** Begin **

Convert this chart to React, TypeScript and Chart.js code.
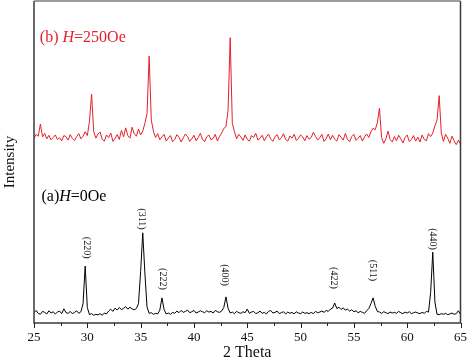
import { useEffect, useRef } from 'react';
import { Chart, registerables } from 'chart.js';

Chart.register(...registerables);

// 2θ sampling (degrees)
const twoTheta: number[] = [
  25.0, 25.2, 25.4, 25.6, 25.8, 26.0, 26.2, 26.4, 26.6, 26.8,
  27.0, 27.2, 27.4, 27.6, 27.8, 28.0, 28.2, 28.4, 28.6, 28.8,
  29.0, 29.2, 29.4, 29.6, 29.8, 30.0, 30.2, 30.4, 30.6, 30.8,
  31.0, 31.2, 31.4, 31.6, 31.8, 32.0, 32.2, 32.4, 32.6, 32.8,
  33.0, 33.2, 33.4, 33.6, 33.8, 34.0, 34.2, 34.4, 34.6, 34.8,
  35.0, 35.2, 35.4, 35.6, 35.8, 36.0, 36.2, 36.4, 36.6, 36.8,
  37.0, 37.2, 37.4, 37.6, 37.8, 38.0, 38.2, 38.4, 38.6, 38.8,
  39.0, 39.2, 39.4, 39.6, 39.8, 40.0, 40.2, 40.4, 40.6, 40.8,
  41.0, 41.2, 41.4, 41.6, 41.8, 42.0, 42.2, 42.4, 42.6, 42.8,
  43.0, 43.2, 43.4, 43.6, 43.8, 44.0, 44.2, 44.4, 44.6, 44.8,
  45.0, 45.2, 45.4, 45.6, 45.8, 46.0, 46.2, 46.4, 46.6, 46.8,
  47.0, 47.2, 47.4, 47.6, 47.8, 48.0, 48.2, 48.4, 48.6, 48.8,
  49.0, 49.2, 49.4, 49.6, 49.8, 50.0, 50.2, 50.4, 50.6, 50.8,
  51.0, 51.2, 51.4, 51.6, 51.8, 52.0, 52.2, 52.4, 52.6, 52.8,
  53.0, 53.2, 53.4, 53.6, 53.8, 54.0, 54.2, 54.4, 54.6, 54.8,
  55.0, 55.2, 55.4, 55.6, 55.8, 56.0, 56.2, 56.4, 56.6, 56.8,
  57.0, 57.2, 57.4, 57.6, 57.8, 58.0, 58.2, 58.4, 58.6, 58.8,
  59.0, 59.2, 59.4, 59.6, 59.8, 60.0, 60.2, 60.4, 60.6, 60.8,
  61.0, 61.2, 61.4, 61.6, 61.8, 62.0, 62.2, 62.4, 62.6, 62.8,
  63.0, 63.2, 63.4, 63.6, 63.8, 64.0, 64.2, 64.4, 64.6, 64.8,
  65.0,
];

// (a) H = 0 Oe  (black, lower pattern)
const intensityA: number[] = [
  3.2, 3.9, 3.0, 2.7, 3.6, 3.3, 2.8, 3.8, 3.1, 3.5,
  2.8, 3.4, 3.7, 2.9, 4.4, 3.2, 3.0, 3.6, 2.9, 3.3,
  3.8, 3.0, 3.5, 6.0, 17.7, 4.8, 2.6, 2.9, 2.4, 2.7,
  2.5, 2.9, 2.4, 3.1, 2.8, 3.7, 4.3, 3.6, 4.6, 4.0,
  4.8, 4.2, 4.5, 5.1, 4.3, 4.9, 4.4, 4.1, 4.5, 6.0,
  16.0, 28.0, 15.5, 5.0, 3.0, 3.2, 2.7, 3.0, 2.8, 4.0,
  7.8, 4.2, 2.8, 3.1, 2.7, 3.3, 3.0, 3.7, 3.2, 3.9,
  3.3, 3.6, 4.0, 3.2, 3.5, 3.9, 3.1, 3.4, 3.8, 3.5,
  3.2, 3.8, 3.4, 3.6, 3.1, 3.9, 3.5, 3.3, 3.7, 4.8,
  8.1, 4.6, 3.1, 3.4, 2.9, 3.6, 3.2, 3.0, 3.5, 3.2,
  4.3, 3.0, 3.4, 3.6, 2.9, 3.2, 3.7, 3.0, 3.3, 2.8,
  3.6, 3.9, 3.1, 3.3, 3.7, 2.9, 3.2, 3.5, 2.8, 3.4,
  3.0, 3.3, 2.8, 3.5, 3.1, 2.9, 3.4, 3.0, 3.2, 2.9,
  3.3, 2.9, 3.6, 3.2, 3.4, 3.7, 3.3, 3.9, 3.6, 4.3,
  4.6, 6.2, 4.5, 4.9, 4.2, 4.7, 4.0, 4.3, 3.7, 4.1,
  3.5, 3.8, 3.2, 3.6, 3.3, 3.0, 3.8, 4.5, 6.0, 7.8,
  5.2, 3.6, 3.4, 3.0, 3.5, 3.2, 2.9, 3.4, 3.1, 3.3,
  3.0, 3.6, 3.2, 2.9, 3.4, 3.1, 3.5, 2.9, 3.2, 3.4,
  3.1, 2.9, 3.3, 3.0, 3.6, 3.4, 9.5, 22.0, 6.5, 2.7,
  2.6, 2.9, 2.7, 3.0, 2.6, 2.8, 3.1, 2.7, 2.9, 3.8,
  2.7,
];

// (b) H = 250 Oe  (red, upper pattern, offset upward)
const intensityB: number[] = [
  57.4, 58.6, 58.0, 61.8, 57.8, 58.9, 57.2, 58.3, 56.9, 57.6,
  58.4, 57.0, 57.5, 56.6, 58.2, 57.9, 56.8, 58.5, 57.3, 56.7,
  57.9, 58.8, 57.2, 58.0, 59.4, 58.2, 62.5, 71.1, 59.5, 57.4,
  58.7, 59.3, 57.0, 56.5, 58.4, 57.6, 59.0, 56.4, 57.3, 58.5,
  57.0, 59.8, 57.8, 60.6, 58.2, 57.4, 60.8, 58.8, 58.0, 60.2,
  58.4, 59.6, 62.0, 65.0, 82.9, 63.0, 59.6, 57.6, 58.8, 56.9,
  57.8, 58.6, 56.5, 57.4, 58.2, 56.3, 57.0, 58.5, 57.7, 56.2,
  57.5, 58.7, 57.9, 56.4, 57.2, 58.3, 56.6, 57.6, 58.9, 57.1,
  56.3, 57.8, 58.4, 56.9, 57.3, 58.6, 56.5, 57.9, 59.0, 60.4,
  61.0, 66.0, 88.6, 62.0, 59.4, 57.2, 58.6, 57.8, 56.7, 58.4,
  57.0, 56.5, 58.2, 57.6, 58.9, 56.8, 57.4, 58.3, 56.6, 57.8,
  58.7, 57.2, 56.4, 57.9, 58.5, 56.9, 57.5, 58.8, 57.0, 56.5,
  58.1, 57.4, 58.6, 56.7, 57.3, 58.4, 57.8, 56.6, 58.2, 57.1,
  57.6, 59.2, 58.0, 56.8, 57.5, 58.6, 56.4, 57.2, 58.7, 56.9,
  58.3, 57.1, 56.5, 58.5, 57.7, 56.8, 58.9, 57.0, 56.3, 57.9,
  58.6, 56.7, 57.4, 58.2, 56.5, 57.8, 58.7, 57.6, 59.4, 60.5,
  60.0, 62.2, 66.7, 57.6, 55.8, 57.2, 59.6, 57.0, 56.2, 57.9,
  56.6, 58.3, 57.2, 55.9, 57.6, 58.4, 56.3, 57.0, 58.2, 56.5,
  57.7, 56.2, 58.4, 57.0, 56.6, 58.8, 57.9, 59.0, 61.2, 63.0,
  70.6, 59.0, 56.4, 58.6, 57.4, 55.8, 58.0, 56.6, 55.4, 56.8,
  55.6,
];

const xTicks: number[] = [25, 30, 35, 40, 45, 50, 55, 60, 65];
const xMinorTicks: number[] = [27.5, 32.5, 37.5, 42.5, 47.5, 52.5, 57.5, 62.5];

const peakLabels: string[] = ['(220)', '(311)', '(222)', '(400)', '(422)', '(511)', '(440)'];
const peakLabelX: number[] = [29.91, 35.09, 37.08, 42.87, 53.08, 56.79, 62.41];
const peakLabelY: number[] = [23.4, 32.3, 13.7, 14.9, 14.0, 16.3, 26.1];

const seriesLabelA: string[] = ['(a)', 'H', '=0Oe'];
const seriesLabelB: string[] = ['(b) ', 'H', '=250Oe'];
const seriesLabelPosA: number[] = [25.7, 37.9];
const seriesLabelPosB: number[] = [25.55, 87.3];

const RED = '#e5202b';
const FONT = '"Liberation Serif", "Times New Roman", serif';

const overlayPlugin = {
  id: 'overlay',
  afterDatasetsDraw(chart: any) {
    const { ctx, chartArea: a, scales } = chart;
    const x = scales.x;
    const y = scales.y;
    ctx.save();

    // frame
    ctx.lineWidth = 1.5;
    ctx.strokeStyle = '#3a3a3a';
    ctx.beginPath();
    ctx.moveTo(a.left, a.top);
    ctx.lineTo(a.left, a.bottom);
    ctx.lineTo(a.right, a.bottom);
    ctx.lineTo(a.right, a.top);
    ctx.stroke();
    ctx.strokeStyle = '#7a7a7a';
    ctx.beginPath();
    ctx.moveTo(a.left, a.top);
    ctx.lineTo(a.right, a.top);
    ctx.stroke();

    // outward ticks on the bottom axis
    ctx.strokeStyle = '#222';
    ctx.lineWidth = 1;
    ctx.beginPath();
    xTicks.forEach((v) => {
      const px = Math.round(x.getPixelForValue(v)) + 0.5;
      ctx.moveTo(px, a.bottom);
      ctx.lineTo(px, a.bottom + 5);
    });
    xMinorTicks.forEach((v) => {
      const px = Math.round(x.getPixelForValue(v)) + 0.5;
      ctx.moveTo(px, a.bottom);
      ctx.lineTo(px, a.bottom + 3);
    });
    ctx.stroke();

    // hkl labels (rotated)
    ctx.fillStyle = '#111';
    ctx.font = `10px ${FONT}`;
    ctx.textAlign = 'center';
    ctx.textBaseline = 'middle';
    peakLabels.forEach((t, i) => {
      ctx.save();
      ctx.translate(x.getPixelForValue(peakLabelX[i]), y.getPixelForValue(peakLabelY[i]));
      ctx.rotate(Math.PI / 2);
      ctx.fillText(t, 0, 0);
      ctx.restore();
    });

    // series labels with italic H
    const drawParts = (parts: string[], pos: number[], color: string) => {
      let px = x.getPixelForValue(pos[0]);
      const py = y.getPixelForValue(pos[1]);
      ctx.fillStyle = color;
      ctx.textAlign = 'left';
      ctx.textBaseline = 'alphabetic';
      parts.forEach((p, i) => {
        ctx.font = i === 1 ? `italic 16px ${FONT}` : `16px ${FONT}`;
        ctx.fillText(p, px, py);
        px += ctx.measureText(p).width;
      });
    };
    drawParts(seriesLabelB, seriesLabelPosB, RED);
    drawParts(seriesLabelA, seriesLabelPosA, '#000');

    ctx.restore();
  },
};

export default function App() {
  const canvasRef = useRef<HTMLCanvasElement | null>(null);

  useEffect(() => {
    if (!canvasRef.current) return;
    const chart = new Chart(canvasRef.current, {
      type: 'line',
      data: {
        datasets: [
          {
            label: 'H=250Oe',
            data: twoTheta.map((t, i) => ({ x: t, y: intensityB[i] })),
            borderColor: RED,
            borderWidth: 1,
            pointRadius: 0,
            tension: 0,
          },
          {
            label: 'H=0Oe',
            data: twoTheta.map((t, i) => ({ x: t, y: intensityA[i] })),
            borderColor: '#000',
            borderWidth: 1,
            pointRadius: 0,
            tension: 0,
          },
        ],
      },
      options: {
        responsive: false,
        animation: false,
        devicePixelRatio: 1,
        layout: { padding: { top: 1, right: 7, left: 0, bottom: 0 } },
        plugins: { legend: { display: false }, tooltip: { enabled: false } },
        scales: {
          x: {
            type: 'linear',
            min: 25,
            max: 65,
            afterBuildTicks: (s: any) => {
              s.ticks = xTicks.map((v) => ({ value: v }));
            },
            afterFit: (s: any) => {
              s.height = 41;
            },
            grid: { display: false, drawTicks: false, tickLength: 0 },
            border: { display: false },
            ticks: {
              color: '#111',
              padding: 7,
              maxRotation: 0,
              autoSkip: false,
              font: { family: FONT, size: 13 },
            },
            title: {
              display: true,
              text: '2 Theta',
              color: '#111',
              font: { family: FONT, size: 16 },
              padding: { top: 0, bottom: 2 },
            },
          },
          y: {
            type: 'linear',
            min: 0,
            max: 100,
            afterFit: (s: any) => {
              s.width = 34;
            },
            grid: { display: false, drawTicks: false, tickLength: 0 },
            border: { display: false },
            ticks: { display: false },
            title: {
              display: true,
              text: 'Intensity',
              color: '#111',
              font: { family: FONT, size: 15 },
              padding: { top: 1, bottom: 0 },
            },
          },
        },
      },
      plugins: [overlayPlugin],
    });
    return () => chart.destroy();
  }, []);

  return (
    <div style={{ position: 'fixed', left: 0, top: 0, width: 474, height: 364, background: '#fff' }}>
      <canvas ref={canvasRef} width={474} height={364} />
    </div>
  );
}
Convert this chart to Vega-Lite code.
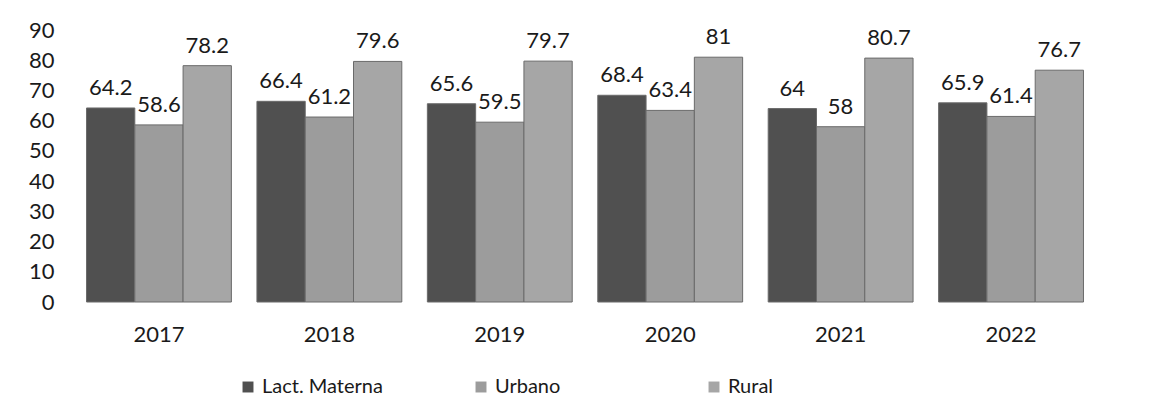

** End **

PROBLEM REQUIREMENTS:
Your task is to return the lines above, from the first one up to and including the line containing "Chart.register(...registerables);", minus any pictures.

SOLVED PROBLEM:
Convert this chart to React, TypeScript and Chart.js code.
import { useEffect, useRef } from 'react';
import { Chart, registerables } from 'chart.js';

Chart.register(...registerables);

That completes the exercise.